Actionable Steps for the "OG" Experience:
- Simplify your HUD: Go into settings and strip away the clutter. The original game didn't have half the icons we see now.
- Focus on Positioning: Before the mobility creep of grapplers and cars, winning was about having the high ground on the mountain near Salty Springs. Try playing a match without using any vehicles or mobility items.
- Review the Patch Notes: Go back and read the v1.6.3 patch notes. It's a fascinating look at a developer trying to figure out if "supply drops" were a good idea or not.
- Value the "Default": Use the standard pickaxe and the original "Recruit" skins if you have them. It changes how people interact with you in the lobby.
Fortnite isn't that game anymore, and that’s fine. It’s evolved into a multiverse platform. But that first season? It was a lightning-in-a-bottle moment where a failing game accidentally became the biggest thing on the planet because it wasn't afraid to be a little bit weird and a lot bit broken.

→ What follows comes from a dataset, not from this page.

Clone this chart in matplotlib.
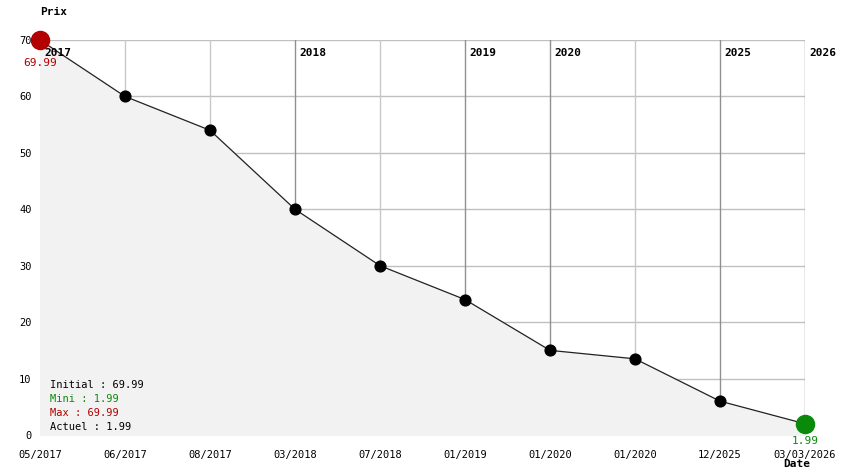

Moving forward, keep an eye on Creative 2.0 maps. There are several dedicated teams working on "Version 1.0" recreations that aim to simulate the exact physics and loot tables of September 2017. If you're looking for that specific hit of nostalgia, those community-driven projects are your best bet for seeing the island exactly as it was before the meteor, the cube, and the black hole changed it forever.